After that things started to get a little out of hand, mainly because I like instantly became belligerent. I kept yelling stuff at the bartender, like "Can I get some more shots?!?!" and I also started the inevitable ritual of bumming smokes off people. I bummed one off this girl waiting to go to the bathroom and for some unknown reason decided to smoke it in the boys' bathroom. Then I went into the girls' bathroom and started talking to people. The Post-Beam Era of the night was also when I started, like, groping the girls I was with and trying to kiss them and stuff, which I'm pretty positive they were not happy about. The Moment of Optimal Fun came when someone played "Mr. Brightside" on the juke and we all sang at the top of our lungs like drunken buffoons.
Inside sources (i.e. people that were also there but were not belligerent) tell me that we went to other bars after this and got some more beers and shots. I believe them. Apparently I continued my long-standing tradition of being a total obnoxious jack ass when drunk, and fucking with people right and left purely for the purpose of just fucking with them. One day this will get me killed, it's really just a question of when. I'm actually amazed that I've made it this far in life, considering what a moron I am. Back in high school and college, I had all these huge, ripped friends that would come to my rescue when I talked shit to people (my favorite such memory being the time I beat this dude in a funnel-off and then called him a "pussy" as he left the party, then he ran up to me and held me over the sink strangling me until like 5 of said huge, ripped friends jumped on him and kicked him out). But none of those friends live in New York.....

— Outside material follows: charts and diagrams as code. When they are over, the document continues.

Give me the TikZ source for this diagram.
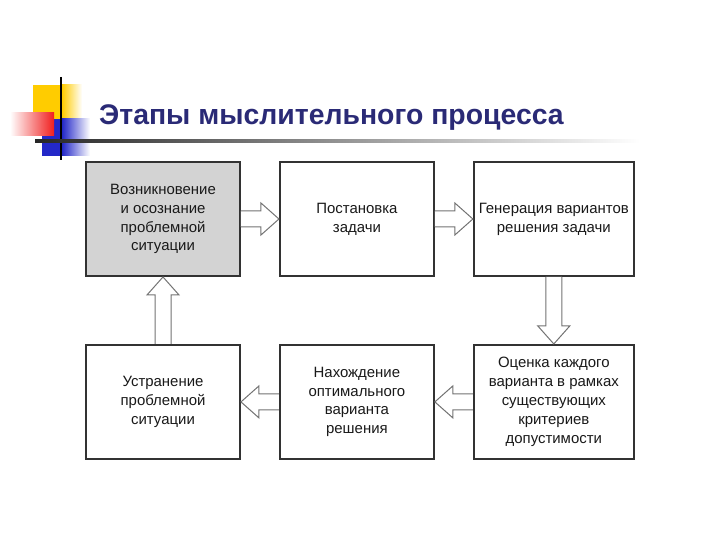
\documentclass[tikz,border=0pt]{standalone}
\usepackage{fontspec}
\setmainfont{Liberation Sans}
\usepackage{xcolor}
\usepackage{tikz}
\usetikzlibrary{calc,positioning}

\definecolor{titleblue}{RGB}{42,42,118}
\definecolor{logoyellow}{RGB}{255,204,0}
\definecolor{logored}{RGB}{240,30,30}
\definecolor{logoblue}{RGB}{35,40,200}
\definecolor{boxgray}{RGB}{211,211,211}
\definecolor{edgegray}{RGB}{50,50,50}

% hollow block arrow from #1 to #2
\newcommand{\hollowarrow}[2]{%
  \coordinate (hb) at ($(#2)!18bp!(#1)$);
  \draw[flowarrow] ($(#1)!8bp!90:(#2)$) -- ($(hb)!8bp!90:(#2)$) -- ($(hb)!16bp!90:(#2)$)
    -- (#2) -- ($(hb)!16bp!-90:(#2)$) -- ($(hb)!8bp!-90:(#2)$) -- ($(#1)!8bp!-90:(#2)$);
}

\begin{document}
\begin{tikzpicture}[
  x=1bp, y=-1bp,
  stage/.style={draw=edgegray, line width=1.9bp, fill=white, minimum width=154bp,
    minimum height=114bp, align=center, inner sep=2bp, text=black!90,
    font=\fontsize{15}{19}\selectfont},
  wide/.style={minimum width=160bp},
  flowarrow/.style={draw=gray!90!black, line width=1bp, fill=white, line join=miter},
]
\useasboundingbox (0,0) rectangle (720,540);

% Logo
\fill[logoyellow] (33,85) rectangle (62,120);
\shade[left color=logoyellow, right color=white] (62,85) rectangle (82,120);
\fill[logoblue] (42,119) rectangle (62,156);
\shade[left color=logoblue, right color=white] (62,119) rectangle (90,156);
\shade[left color=white, right color=logored] (10,113) rectangle (54,136);
\draw[line width=2bp] (61,77) -- (61,160);
\shade[left color=black!85, middle color=gray!65, right color=white] (35,140) rectangle (640,142.5);

% Title
\node[anchor=base west, inner sep=0pt, font=\fontsize{28.5}{32}\selectfont\bfseries, text=titleblue]
  (title) at (99,125) {Этапы мыслительного процесса};

% Boxes
\node[stage, fill=boxgray] (origin) at (163,219)
  {Возникновение\\и осознание\\проблемной\\ситуации};
\node[stage, right=38bp of origin] (setting) {Постановка\\задачи};
\node[stage, wide, right=38bp of setting] (generation) {Генерация вариантов\\решения задачи};
\node[stage, wide, below=67bp of generation] (evaluation)
  {Оценка каждого\\варианта в рамках\\существующих\\критериев\\допустимости};
\node[stage, below=67bp of setting] (choice) {Нахождение\\оптимального\\варианта\\решения};
\node[stage, below=67bp of origin] (removal) {Устранение\\проблемной\\ситуации};

% Arrows
\hollowarrow{origin.east}{setting.west}
\hollowarrow{setting.east}{generation.west}
\hollowarrow{generation.south}{evaluation.north}
\hollowarrow{evaluation.west}{choice.east}
\hollowarrow{choice.west}{removal.east}
\hollowarrow{removal.north}{origin.south}
\end{tikzpicture}
\end{document}
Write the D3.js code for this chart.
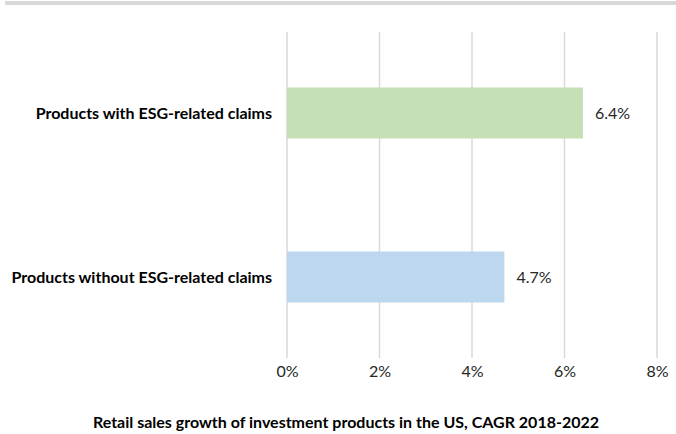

Somehow I managed to get home alive, and that's when the real fun began. I definitely tossed my cookies all over the place, not even bothering to walk the four feet over to the toilet. Finally, I had achieved the warm spits I'd been hoping for all night! I honestly think all the acid coming up out of my tummy, over and over throughout the night and morning, did some serious damage to my throat because it hurts like hell to swallow stuff now.
So, anywho, now that phase 2 of detox (Blog It Off) is done, it's time to move to phase 3, my favorite of all detox stages: Go Get Some Extremely Fattening (Preferably Fried) and Greasy Food (i have this theory, probably wrong, that the increased blood flow to the liver needed to process all the fucking fat also increases the rate at which the poison is taken of....), Find a Cozy Corner in the Nearest Starbucks, and Watch Lonelygirl15 Back Episodes. Here I come, Bree!